The Federal Reserve’s recent 50-basis-point interest rate cut has sparked optimism in the business community, but local banking experts say the immediate impact on business borrowing may not be as straightforward. The change comes at a time when businesses are navigating a complex lending environment, particularly in sectors like commercial real estate.
“We really haven’t seen any increase or decrease in loan demand from our side,” says Horacio Chacon, a commercial and industrial lender at Capital Bank. “You would think that with a half a percent decrease in rates, we would see some kind of an uptake in borrowing activity, but so far we haven’t seen it.”
Matt Cohen, Maryland market president at Univest Bank & Trust explains that while the Fed’s actions affect short-term borrowing rates, the impact on business lending is more nuanced.
“A 25 or 50 basis point cut from the Fed naturally reduces what it costs in interest expense,” Cohen says, “but it might not necessarily change the way in which businesses operate because the next 25 basis points is not going to have a drastic impact on what they do.”
RELATED: Powell says Fed will likely cut rates cautiously given persistent inflation pressures
Stability, rather than the specific rate level, is what’s most important for business planning.
“If you know that a rate is going to be somewhere between 6% and 6.5% over the next six months, you can build your models to see if your debt-to-equity ratios work at that debt,” Cohen explains. “That stability is really a lot more important than where that short-term rate goes.”
The distinction between short-term and long-term rates is crucial for business owners to understand. While the Fed’s actions directly influence short-term borrowing costs, such as lines of credit, longer-term commercial real estate rates remain relatively stable at higher levels.

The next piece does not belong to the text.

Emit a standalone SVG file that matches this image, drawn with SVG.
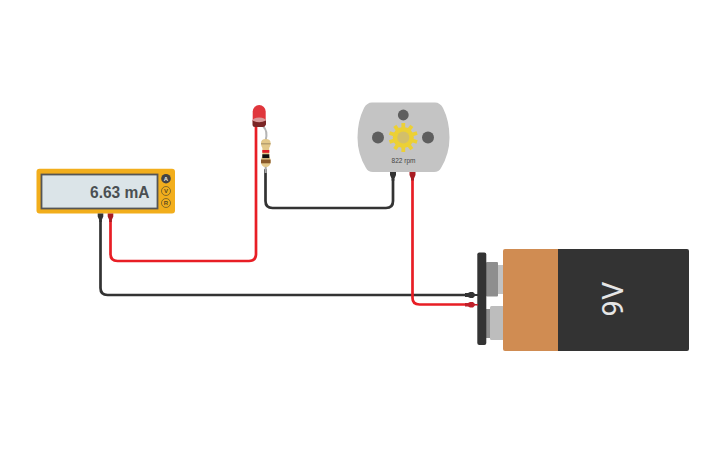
<svg xmlns="http://www.w3.org/2000/svg" width="725" height="453" viewBox="0 0 725 453">
<style>
.w{fill:none;stroke-width:2.7;stroke-linecap:round;stroke-linejoin:round}
.k{stroke:#333}.r{stroke:#e81e25}
.tk{fill:#333}.tr{fill:#a81c22}
.dial{fill:#f2ae1c;stroke:#6b5a2a;stroke-width:.8}
.dl{font:bold 6px "Liberation Sans",Arial,sans-serif;fill:#5a4a20;text-anchor:middle}
</style>
<rect width="725" height="453" fill="#fff"/>
<g id="connectors">
<path class="w k" d="M100.500 220V288Q100.500 295 107.500 295H466"/>
<path class="w r" d="M110.500 220V254Q110.500 261 117.500 261H249Q256 261 256 254V122"/>
<path class="w k" d="M265.500 170V201Q265.500 208 272.500 208H386Q393 208 393 201V180"/>
<path class="w r" d="M412.500 180V298Q412.500 304.500 419.500 304.500H466"/>
</g>
<g id="multimeter">
<rect x="36.500" y="168.700" width="138.500" height="44.800" rx="3" fill="#f2ae1c"/>
<rect x="41.500" y="174.500" width="116" height="34" fill="#dbe4e8" stroke="#555" stroke-width="1.800"/>
<text x="90" y="198" font-family="Liberation Sans,Arial,sans-serif" font-size="16" font-weight="bold" fill="#4a4f52" textLength="59.500" lengthAdjust="spacingAndGlyphs">6.63 mA</text>
<circle cx="166" cy="178.700" r="4.800" fill="#444"/>
<text x="166" y="181" class="dl" style="fill:#eee">A</text>
<circle cx="166" cy="191" r="4.500" class="dial"/>
<text x="166" y="193.200" class="dl">V</text>
<circle cx="166" cy="203" r="4.500" class="dial"/>
<text x="166" y="205.200" class="dl">R</text>
<path class="tk" d="M97.700 213.500h5.600v3l-1.500 3.500v2h-2.600v-2l-1.500-3.500z"/>
<path class="tr" d="M107.700 213.500h5.600v3l-1.500 3.500v2h-2.600v-2l-1.500-3.500z"/>
</g>
<g id="led">
<path d="M263.300 126.500Q268 131 265.700 140" fill="none" stroke="#b5b5b5" stroke-width="2"/>
<path d="M252.700 121V111.500a6.500 6.500 0 0 1 13 0V121z" fill="#e0363c"/>
<ellipse cx="259.200" cy="120.500" rx="6.800" ry="3" fill="#d99a9a"/>
<path d="M252.500 120.500q6.700 3.500 13.500 0v4q-1 2.500-3 2.500h-8q-2.500 0-2.500-2.500z" fill="#7a2525"/>
</g>
<g id="resistor">
<rect x="264.700" y="166" width="2" height="7" fill="#aaa"/>
<path d="M261 143q0-4 4.800-4t4.800 4q0 3-1.400 5v8q1.400 2 1.400 5 0 6-4.800 6t-4.800-6q0-3 1.400-5v-8q-1.400-2-1.400-5z" fill="#e3c88a"/>
<rect x="261" y="143" width="9.600" height="1.500" fill="#b8a070"/>
<rect x="262.300" y="150" width="7" height="2.800" fill="#e0202a"/>
<rect x="262.300" y="154.300" width="7" height="3.800" fill="#111"/>
<rect x="261" y="159.500" width="9.600" height="3.800" fill="#8a5a2a"/>
</g>
<g id="motor">
<path d="M372 102.500H435Q440 102.500 443 108Q449.500 121 449.500 137.500Q449.500 154 441 168Q439 172 434 172H373Q368 172 366 168Q357.500 154 357.500 137.500Q357.500 121 364 108Q367 102.500 372 102.500z" fill="#c4c4c4"/>
<circle cx="403.300" cy="115" r="5.400" fill="#5e5e5e"/>
<circle cx="378" cy="137.500" r="6" fill="#5e5e5e"/>
<circle cx="428" cy="137.500" r="6" fill="#5e5e5e"/>
<circle cx="403.300" cy="137.500" r="10.500" fill="#ecd035"/>
<g stroke="#ecd035" stroke-width="3.800">
<path d="M403.300 123V152"/>
<path d="M411.820 125.770L394.780 149.230"/>
<path d="M417.090 133.020L389.510 141.980"/>
<path d="M417.090 141.980L389.510 133.020"/>
<path d="M411.820 149.230L394.780 125.770"/>
</g>
<circle cx="403.300" cy="137.500" r="6" fill="#d3bf6a"/>
<text x="403.500" y="163" font-family="Liberation Sans,Arial,sans-serif" font-size="6.500" fill="#444" text-anchor="middle">822 rpm</text>
<path class="tk" d="M390 172h6v3l-1.500 3.500v2h-3v-2l-1.500-3.500z"/>
<path class="tr" d="M409.500 172h6v3l-1.500 3.500v2h-3v-2l-1.500-3.500z"/>
</g>
<g id="battery">
<rect x="497" y="265" width="7" height="29" fill="#c2c2c2"/>
<rect x="486" y="262" width="12" height="34.500" rx="1" fill="#8e8e8e"/>
<rect x="486" y="309" width="6" height="29" fill="#8e8e8e"/>
<rect x="490" y="306" width="14" height="34" rx="1.500" fill="#bdbdbd"/>
<path d="M503 251a2 2 0 0 1 2-2H558V351H505a2 2 0 0 1-2-2z" fill="#d08c52"/>
<path d="M558 249H687a2 2 0 0 1 2 2V349a2 2 0 0 1-2 2H558z" fill="#333"/>
<rect x="477.300" y="252.500" width="9" height="92.500" rx="2" fill="#333"/>
<text transform="translate(623 299) rotate(-90)" font-family="Roboto,Liberation Sans,sans-serif" font-size="29" fill="#e6e6e6" text-anchor="middle">9V</text>
<path class="tk" d="M465 293h3l2-1h3l2 2h3v2h-3l-2 2h-3l-2-1h-3z"/>
<path d="M465 303h3l2-1h3l2 2h3v1.500h-3l-2 2h-3l-2-1h-3z" fill="#c0202a"/>
</g>
</svg>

However, as the gap between short-term and long-term rates normalizes, banks’ ability to lend increases. “It allows us to lend more because we can take advantage of what would be a normal curve,” Cohen says.
“When the economy appears to be pretty stable and moderately growing, there’s less fear of recession,” he adds. “Matched with rates coming down, that allows banks to feel more comfortable over a longer period of time.”
MORE BUSINESS NEWS:
Increased Optimism
The impact of rate cuts extends beyond the direct cost of borrowing. Lower rates tend to boost business optimism, which in turn can drive increased business activity. As more businesses feel confident about expanding, hiring, or making capital investments, this increased activity helps fulfill the promise of economic growth that the rate cut initially signaled.

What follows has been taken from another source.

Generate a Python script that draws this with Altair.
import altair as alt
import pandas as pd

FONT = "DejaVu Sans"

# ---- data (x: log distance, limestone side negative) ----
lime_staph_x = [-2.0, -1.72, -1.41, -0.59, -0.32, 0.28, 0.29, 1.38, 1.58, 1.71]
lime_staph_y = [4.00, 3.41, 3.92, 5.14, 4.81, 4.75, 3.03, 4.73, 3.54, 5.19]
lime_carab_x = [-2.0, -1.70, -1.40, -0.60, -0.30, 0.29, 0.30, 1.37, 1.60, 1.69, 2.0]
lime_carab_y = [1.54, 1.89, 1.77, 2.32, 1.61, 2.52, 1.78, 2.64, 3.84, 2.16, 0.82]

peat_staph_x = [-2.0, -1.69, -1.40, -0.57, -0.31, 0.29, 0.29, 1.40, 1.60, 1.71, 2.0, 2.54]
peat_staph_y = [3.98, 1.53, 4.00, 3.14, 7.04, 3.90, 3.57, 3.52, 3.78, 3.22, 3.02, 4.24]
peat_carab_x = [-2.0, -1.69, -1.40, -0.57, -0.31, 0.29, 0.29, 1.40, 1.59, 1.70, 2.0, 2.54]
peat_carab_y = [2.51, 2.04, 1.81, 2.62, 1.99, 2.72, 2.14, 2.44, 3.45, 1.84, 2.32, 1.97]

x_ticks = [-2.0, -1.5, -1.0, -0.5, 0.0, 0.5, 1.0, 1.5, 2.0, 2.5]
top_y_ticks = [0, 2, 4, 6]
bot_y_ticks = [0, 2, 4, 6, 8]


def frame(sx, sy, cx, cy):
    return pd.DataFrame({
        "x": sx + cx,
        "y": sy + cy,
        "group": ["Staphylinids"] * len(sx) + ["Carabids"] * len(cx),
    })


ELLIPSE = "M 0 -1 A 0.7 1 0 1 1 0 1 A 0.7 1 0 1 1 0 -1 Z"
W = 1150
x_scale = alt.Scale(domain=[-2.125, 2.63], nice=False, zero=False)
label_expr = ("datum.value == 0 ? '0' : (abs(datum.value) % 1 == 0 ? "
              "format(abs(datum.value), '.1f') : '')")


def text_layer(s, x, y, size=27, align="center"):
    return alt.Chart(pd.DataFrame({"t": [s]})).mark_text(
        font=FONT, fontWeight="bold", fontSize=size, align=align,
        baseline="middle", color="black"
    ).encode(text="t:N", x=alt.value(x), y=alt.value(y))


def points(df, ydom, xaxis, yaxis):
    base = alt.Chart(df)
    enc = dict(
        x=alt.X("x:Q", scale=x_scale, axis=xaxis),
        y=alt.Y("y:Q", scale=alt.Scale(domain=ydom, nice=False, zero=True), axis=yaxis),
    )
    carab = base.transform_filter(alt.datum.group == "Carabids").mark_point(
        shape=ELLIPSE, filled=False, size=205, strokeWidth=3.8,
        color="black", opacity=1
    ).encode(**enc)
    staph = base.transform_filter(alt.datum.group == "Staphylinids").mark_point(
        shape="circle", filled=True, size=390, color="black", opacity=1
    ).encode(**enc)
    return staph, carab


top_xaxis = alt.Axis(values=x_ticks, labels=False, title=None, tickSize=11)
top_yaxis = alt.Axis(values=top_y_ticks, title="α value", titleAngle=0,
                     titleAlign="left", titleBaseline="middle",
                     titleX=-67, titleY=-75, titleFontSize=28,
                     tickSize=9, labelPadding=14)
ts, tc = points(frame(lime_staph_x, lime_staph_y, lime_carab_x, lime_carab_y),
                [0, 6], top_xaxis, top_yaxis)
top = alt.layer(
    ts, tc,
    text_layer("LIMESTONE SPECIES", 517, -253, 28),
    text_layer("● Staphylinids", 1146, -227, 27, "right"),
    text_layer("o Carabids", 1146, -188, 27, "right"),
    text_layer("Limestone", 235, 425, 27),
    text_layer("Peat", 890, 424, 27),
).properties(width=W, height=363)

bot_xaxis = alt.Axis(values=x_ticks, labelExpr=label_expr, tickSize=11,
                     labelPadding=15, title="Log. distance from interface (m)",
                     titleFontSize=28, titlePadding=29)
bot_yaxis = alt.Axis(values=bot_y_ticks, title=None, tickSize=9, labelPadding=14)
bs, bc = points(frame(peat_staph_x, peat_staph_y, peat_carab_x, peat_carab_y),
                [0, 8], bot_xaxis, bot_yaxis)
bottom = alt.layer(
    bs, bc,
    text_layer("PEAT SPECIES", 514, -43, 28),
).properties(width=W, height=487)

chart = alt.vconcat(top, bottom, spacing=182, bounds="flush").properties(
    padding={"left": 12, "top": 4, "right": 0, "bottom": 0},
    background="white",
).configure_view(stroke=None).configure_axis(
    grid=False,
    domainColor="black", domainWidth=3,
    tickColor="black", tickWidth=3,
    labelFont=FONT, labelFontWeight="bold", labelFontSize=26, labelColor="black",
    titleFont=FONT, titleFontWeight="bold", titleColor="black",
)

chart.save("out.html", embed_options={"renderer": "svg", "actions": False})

“We’re starting to see projects loosen up,” Cohen said. “The narrative around stability and then the vision of having lower interest rates makes those business owners feel more comfortable taking risks. I’m starting to see people talking about building, or wanting to bring on more people, or acquiring a business. We’re having more of those dialogues.”
This means not only potentially lower borrowing costs but also potentially easier access to capital as banks’ lending appetite increases. However, Chacon emphasizes that fundamental factors like cash flow, collateral and business plan viability remain the primary considerations in lending decisions, regardless of the interest rate environment.
Banks look first and foremost at cash flow as the primary source of loan repayment, with collateral and owner guarantees serving as backup sources, Chacon explains. “If I can’t get comfortable with the cash flow, we won’t be able to do the loan.”
Chacon advises businesses to prepare for various scenarios through stress testing. “When interest rates were 4%, I told all my businesses, this is not natural. Take advantage of what you can, but this is not natural for interest rates,” he recalls, noting that his stress tests typically factor in rates two to three percent higher than current market rates.
Regardless of the interest rate environment, business owners should:
1. Focus on their business plan first, treating interest rates as just one factor in the decision-making process.
2. Understand their debt service capacity through stress testing at higher rates.
3. Maintain open dialogue with their bankers about growth plans and capital needs.
4. Consider the total cost of capital, not just interest rates.
5. Evaluate their collateral position and overall business strength beyond just cash flow.
As the market continues to evolve, the key for business owners is to maintain a long-term perspective while staying prepared for various rate scenarios. The recent rate cut may signal a positive trend, but successful borrowing still depends on solid business fundamentals and careful planning.